INFORMATION GIVEN —
=====
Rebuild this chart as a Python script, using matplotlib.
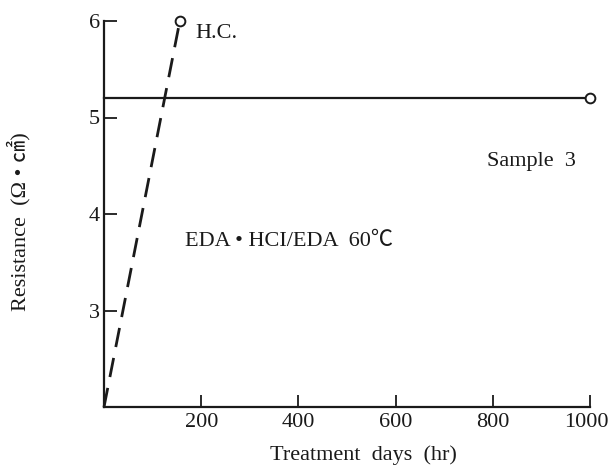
=====
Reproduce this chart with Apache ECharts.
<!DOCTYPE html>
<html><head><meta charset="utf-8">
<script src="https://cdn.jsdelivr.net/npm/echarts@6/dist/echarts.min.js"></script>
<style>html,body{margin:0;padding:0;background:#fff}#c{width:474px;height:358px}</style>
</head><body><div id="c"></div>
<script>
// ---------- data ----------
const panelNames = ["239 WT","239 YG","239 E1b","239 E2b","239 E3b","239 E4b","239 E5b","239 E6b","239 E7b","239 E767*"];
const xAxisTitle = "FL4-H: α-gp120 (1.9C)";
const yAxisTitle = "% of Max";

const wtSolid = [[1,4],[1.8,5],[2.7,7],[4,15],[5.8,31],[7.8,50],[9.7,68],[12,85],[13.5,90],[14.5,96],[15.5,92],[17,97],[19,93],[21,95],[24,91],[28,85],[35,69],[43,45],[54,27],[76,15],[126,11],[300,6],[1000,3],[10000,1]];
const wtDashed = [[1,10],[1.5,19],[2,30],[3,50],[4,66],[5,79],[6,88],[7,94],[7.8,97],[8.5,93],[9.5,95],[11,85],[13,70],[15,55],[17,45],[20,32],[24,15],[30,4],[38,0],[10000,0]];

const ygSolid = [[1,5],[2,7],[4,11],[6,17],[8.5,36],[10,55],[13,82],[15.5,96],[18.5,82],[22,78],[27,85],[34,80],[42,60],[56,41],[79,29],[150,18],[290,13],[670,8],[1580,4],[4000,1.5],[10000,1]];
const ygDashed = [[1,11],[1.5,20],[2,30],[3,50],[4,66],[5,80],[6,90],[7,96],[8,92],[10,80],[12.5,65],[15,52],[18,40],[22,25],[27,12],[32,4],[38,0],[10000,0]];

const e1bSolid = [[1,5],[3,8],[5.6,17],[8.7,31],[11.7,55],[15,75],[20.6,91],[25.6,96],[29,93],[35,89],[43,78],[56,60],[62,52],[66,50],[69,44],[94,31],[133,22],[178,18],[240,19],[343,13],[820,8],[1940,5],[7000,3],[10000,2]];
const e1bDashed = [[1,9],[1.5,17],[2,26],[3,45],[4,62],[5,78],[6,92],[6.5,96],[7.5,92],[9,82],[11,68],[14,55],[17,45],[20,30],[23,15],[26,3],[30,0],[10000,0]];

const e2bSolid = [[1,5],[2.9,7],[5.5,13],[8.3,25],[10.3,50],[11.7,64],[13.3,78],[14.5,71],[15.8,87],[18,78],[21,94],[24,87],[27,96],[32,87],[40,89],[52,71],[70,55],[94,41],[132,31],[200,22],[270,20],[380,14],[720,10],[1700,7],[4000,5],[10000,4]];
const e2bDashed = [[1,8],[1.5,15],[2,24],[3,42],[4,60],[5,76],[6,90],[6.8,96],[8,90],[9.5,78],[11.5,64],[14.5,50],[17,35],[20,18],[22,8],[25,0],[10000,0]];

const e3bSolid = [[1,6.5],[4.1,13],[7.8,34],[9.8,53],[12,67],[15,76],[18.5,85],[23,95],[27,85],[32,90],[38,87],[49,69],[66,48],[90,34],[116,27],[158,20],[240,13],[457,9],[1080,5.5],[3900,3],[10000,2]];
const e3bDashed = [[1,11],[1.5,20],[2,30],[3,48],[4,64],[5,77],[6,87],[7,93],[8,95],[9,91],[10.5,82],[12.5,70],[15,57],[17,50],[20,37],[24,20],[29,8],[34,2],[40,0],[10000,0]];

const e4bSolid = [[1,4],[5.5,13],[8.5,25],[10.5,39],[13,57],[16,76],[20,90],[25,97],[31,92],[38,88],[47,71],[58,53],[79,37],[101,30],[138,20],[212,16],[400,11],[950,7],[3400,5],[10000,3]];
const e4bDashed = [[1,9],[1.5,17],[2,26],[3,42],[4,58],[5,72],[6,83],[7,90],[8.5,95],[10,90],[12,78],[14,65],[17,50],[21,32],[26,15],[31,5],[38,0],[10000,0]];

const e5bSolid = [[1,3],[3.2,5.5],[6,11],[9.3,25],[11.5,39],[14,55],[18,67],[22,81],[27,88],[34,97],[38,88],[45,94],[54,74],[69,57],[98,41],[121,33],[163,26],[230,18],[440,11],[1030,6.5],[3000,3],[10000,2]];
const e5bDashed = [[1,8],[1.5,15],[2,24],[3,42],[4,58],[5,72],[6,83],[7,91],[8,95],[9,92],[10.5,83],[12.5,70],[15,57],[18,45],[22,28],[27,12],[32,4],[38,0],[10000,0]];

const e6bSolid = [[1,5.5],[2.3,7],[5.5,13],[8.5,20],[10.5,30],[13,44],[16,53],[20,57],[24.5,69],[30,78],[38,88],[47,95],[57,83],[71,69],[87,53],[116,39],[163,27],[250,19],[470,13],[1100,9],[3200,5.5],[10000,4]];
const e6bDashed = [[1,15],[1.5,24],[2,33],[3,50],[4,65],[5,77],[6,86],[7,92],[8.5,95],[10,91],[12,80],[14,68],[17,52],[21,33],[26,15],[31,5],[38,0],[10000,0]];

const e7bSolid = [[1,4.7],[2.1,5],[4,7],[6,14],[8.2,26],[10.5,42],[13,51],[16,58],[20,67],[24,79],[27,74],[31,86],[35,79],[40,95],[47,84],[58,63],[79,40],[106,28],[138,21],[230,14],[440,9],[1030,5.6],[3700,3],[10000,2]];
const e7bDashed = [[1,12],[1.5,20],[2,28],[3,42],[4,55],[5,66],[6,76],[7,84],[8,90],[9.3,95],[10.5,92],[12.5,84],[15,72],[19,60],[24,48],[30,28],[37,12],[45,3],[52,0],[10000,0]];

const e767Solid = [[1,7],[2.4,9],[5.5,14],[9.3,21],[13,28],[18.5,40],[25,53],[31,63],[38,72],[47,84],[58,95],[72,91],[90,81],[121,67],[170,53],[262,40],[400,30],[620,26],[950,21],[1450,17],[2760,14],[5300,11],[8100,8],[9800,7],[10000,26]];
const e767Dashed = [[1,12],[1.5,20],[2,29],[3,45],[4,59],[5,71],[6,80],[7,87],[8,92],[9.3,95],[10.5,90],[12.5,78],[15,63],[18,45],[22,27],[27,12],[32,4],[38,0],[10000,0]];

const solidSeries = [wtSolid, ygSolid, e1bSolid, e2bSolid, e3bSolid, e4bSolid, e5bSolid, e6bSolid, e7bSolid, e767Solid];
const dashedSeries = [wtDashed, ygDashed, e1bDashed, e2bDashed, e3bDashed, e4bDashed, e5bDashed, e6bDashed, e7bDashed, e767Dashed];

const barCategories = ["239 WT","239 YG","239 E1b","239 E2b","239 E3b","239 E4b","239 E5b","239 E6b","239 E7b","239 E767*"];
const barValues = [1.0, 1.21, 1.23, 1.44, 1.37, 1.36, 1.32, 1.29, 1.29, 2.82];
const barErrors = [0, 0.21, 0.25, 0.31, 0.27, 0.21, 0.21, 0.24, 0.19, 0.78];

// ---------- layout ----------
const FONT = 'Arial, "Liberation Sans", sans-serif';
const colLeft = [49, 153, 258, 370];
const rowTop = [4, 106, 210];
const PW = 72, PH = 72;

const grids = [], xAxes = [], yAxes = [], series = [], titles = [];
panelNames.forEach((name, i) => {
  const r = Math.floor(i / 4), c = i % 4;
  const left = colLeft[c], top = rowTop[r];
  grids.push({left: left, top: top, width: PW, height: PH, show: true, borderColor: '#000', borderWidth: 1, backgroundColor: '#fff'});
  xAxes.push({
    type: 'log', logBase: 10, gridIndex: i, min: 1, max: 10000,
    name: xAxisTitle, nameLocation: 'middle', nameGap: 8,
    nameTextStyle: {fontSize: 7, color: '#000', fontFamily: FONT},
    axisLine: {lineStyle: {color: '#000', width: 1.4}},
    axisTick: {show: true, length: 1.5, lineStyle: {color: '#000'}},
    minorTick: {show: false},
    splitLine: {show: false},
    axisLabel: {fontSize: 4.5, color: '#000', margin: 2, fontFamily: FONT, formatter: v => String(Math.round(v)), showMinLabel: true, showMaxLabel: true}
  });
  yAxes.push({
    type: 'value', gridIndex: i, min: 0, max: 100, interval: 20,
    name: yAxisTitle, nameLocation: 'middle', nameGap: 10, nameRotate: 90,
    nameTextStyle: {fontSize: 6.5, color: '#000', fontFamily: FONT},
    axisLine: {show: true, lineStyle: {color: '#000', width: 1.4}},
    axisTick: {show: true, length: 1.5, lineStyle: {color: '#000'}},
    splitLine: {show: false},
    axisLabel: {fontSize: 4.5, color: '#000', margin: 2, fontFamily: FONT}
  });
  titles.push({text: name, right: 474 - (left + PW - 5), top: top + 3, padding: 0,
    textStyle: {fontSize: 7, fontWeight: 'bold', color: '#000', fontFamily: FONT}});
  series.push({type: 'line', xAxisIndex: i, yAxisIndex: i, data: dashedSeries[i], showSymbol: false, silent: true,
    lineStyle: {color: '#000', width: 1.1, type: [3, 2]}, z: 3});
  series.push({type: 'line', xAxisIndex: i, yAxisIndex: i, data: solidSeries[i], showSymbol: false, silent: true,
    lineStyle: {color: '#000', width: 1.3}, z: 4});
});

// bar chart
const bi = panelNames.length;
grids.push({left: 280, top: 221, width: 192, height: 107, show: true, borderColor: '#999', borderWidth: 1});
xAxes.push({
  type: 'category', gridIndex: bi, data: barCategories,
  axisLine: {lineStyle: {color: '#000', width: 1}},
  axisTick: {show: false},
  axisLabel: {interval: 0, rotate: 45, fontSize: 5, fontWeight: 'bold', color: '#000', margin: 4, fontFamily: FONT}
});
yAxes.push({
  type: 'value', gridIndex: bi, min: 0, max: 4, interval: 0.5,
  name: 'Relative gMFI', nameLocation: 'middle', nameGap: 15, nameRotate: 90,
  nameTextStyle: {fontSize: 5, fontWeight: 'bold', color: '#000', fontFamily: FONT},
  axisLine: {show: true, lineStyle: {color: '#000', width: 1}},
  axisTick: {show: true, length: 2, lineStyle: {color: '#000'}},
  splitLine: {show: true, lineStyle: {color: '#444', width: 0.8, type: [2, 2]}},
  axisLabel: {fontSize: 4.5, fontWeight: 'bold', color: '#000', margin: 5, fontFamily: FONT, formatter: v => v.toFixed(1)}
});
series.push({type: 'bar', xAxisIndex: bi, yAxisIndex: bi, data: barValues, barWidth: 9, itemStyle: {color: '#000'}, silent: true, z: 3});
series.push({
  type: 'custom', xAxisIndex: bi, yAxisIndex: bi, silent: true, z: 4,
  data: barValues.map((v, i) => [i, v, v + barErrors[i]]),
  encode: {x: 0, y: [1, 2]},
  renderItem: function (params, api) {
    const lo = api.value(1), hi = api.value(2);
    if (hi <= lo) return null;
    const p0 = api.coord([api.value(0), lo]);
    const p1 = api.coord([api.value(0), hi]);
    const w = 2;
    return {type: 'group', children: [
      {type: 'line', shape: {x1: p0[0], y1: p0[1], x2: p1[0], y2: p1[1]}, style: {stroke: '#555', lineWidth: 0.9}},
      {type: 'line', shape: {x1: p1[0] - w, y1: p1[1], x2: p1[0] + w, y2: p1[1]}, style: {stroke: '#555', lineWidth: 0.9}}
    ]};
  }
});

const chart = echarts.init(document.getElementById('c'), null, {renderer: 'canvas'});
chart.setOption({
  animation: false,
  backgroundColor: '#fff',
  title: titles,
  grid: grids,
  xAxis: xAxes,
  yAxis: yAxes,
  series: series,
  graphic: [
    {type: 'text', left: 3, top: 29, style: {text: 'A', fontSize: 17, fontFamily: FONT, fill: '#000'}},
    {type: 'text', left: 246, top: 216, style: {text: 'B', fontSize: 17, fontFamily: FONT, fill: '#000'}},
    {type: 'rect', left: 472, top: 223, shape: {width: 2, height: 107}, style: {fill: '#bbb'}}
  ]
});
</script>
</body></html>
=====
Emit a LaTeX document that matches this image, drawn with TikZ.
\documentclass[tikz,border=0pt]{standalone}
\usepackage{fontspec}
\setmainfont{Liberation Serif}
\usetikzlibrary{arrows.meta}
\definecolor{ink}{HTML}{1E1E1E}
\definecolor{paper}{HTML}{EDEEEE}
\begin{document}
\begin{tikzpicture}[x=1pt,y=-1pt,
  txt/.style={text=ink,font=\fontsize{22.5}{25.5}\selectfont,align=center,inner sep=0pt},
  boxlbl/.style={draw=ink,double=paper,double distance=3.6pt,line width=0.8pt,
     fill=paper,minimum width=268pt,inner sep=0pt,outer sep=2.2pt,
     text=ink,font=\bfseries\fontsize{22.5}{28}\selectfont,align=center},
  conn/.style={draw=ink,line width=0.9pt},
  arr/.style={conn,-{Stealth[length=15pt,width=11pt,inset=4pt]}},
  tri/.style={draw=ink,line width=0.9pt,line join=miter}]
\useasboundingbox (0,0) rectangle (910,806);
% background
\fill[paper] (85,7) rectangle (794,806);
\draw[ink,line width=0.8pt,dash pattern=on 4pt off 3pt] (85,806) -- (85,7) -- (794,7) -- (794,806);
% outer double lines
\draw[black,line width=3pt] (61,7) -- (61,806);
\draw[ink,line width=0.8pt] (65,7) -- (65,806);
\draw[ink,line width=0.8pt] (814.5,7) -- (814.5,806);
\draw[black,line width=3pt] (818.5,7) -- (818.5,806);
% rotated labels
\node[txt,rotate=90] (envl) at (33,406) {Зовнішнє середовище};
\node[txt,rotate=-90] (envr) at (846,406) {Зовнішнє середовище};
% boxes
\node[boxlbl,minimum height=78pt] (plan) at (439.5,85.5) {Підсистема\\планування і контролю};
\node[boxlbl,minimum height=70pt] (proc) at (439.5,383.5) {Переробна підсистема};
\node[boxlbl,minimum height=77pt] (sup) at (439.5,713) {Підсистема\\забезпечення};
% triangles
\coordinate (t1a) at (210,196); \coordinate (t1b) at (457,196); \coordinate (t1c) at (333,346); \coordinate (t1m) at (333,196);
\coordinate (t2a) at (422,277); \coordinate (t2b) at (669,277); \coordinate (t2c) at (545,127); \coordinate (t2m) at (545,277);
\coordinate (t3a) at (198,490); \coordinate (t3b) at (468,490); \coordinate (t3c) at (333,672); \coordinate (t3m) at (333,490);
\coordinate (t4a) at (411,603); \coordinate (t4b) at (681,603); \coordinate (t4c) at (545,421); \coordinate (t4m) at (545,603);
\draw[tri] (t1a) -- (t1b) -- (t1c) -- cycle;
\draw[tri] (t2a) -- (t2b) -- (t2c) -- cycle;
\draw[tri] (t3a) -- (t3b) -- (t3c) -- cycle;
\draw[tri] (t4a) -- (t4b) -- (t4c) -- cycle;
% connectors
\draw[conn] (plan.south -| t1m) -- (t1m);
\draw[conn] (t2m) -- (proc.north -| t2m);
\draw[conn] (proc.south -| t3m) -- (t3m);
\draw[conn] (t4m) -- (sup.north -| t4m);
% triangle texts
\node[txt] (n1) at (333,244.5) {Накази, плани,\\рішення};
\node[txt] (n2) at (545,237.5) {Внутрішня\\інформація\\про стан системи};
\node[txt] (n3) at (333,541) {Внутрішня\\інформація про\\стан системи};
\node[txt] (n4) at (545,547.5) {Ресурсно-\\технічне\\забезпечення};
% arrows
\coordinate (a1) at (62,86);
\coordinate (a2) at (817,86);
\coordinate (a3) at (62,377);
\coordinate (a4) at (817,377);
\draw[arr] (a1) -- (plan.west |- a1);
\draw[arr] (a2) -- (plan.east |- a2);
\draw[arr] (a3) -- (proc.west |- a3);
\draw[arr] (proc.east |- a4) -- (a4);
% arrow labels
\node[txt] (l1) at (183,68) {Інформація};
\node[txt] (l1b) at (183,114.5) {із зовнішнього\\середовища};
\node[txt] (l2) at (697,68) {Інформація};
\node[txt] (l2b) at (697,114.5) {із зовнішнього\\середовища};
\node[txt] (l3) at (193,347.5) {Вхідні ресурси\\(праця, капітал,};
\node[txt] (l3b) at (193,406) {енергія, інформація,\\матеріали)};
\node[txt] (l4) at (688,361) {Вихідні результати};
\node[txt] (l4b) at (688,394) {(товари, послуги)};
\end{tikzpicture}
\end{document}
=====
TASK REQUIREMENTS — Check each line of the records above for the string "script", and report every line that has it.

TASK SOLUTION —
Rebuild this chart as a Python script, using matplotlib.
<script src="https://cdn.jsdelivr.net/npm/echarts@6/dist/echarts.min.js"></script>
<script>
</script>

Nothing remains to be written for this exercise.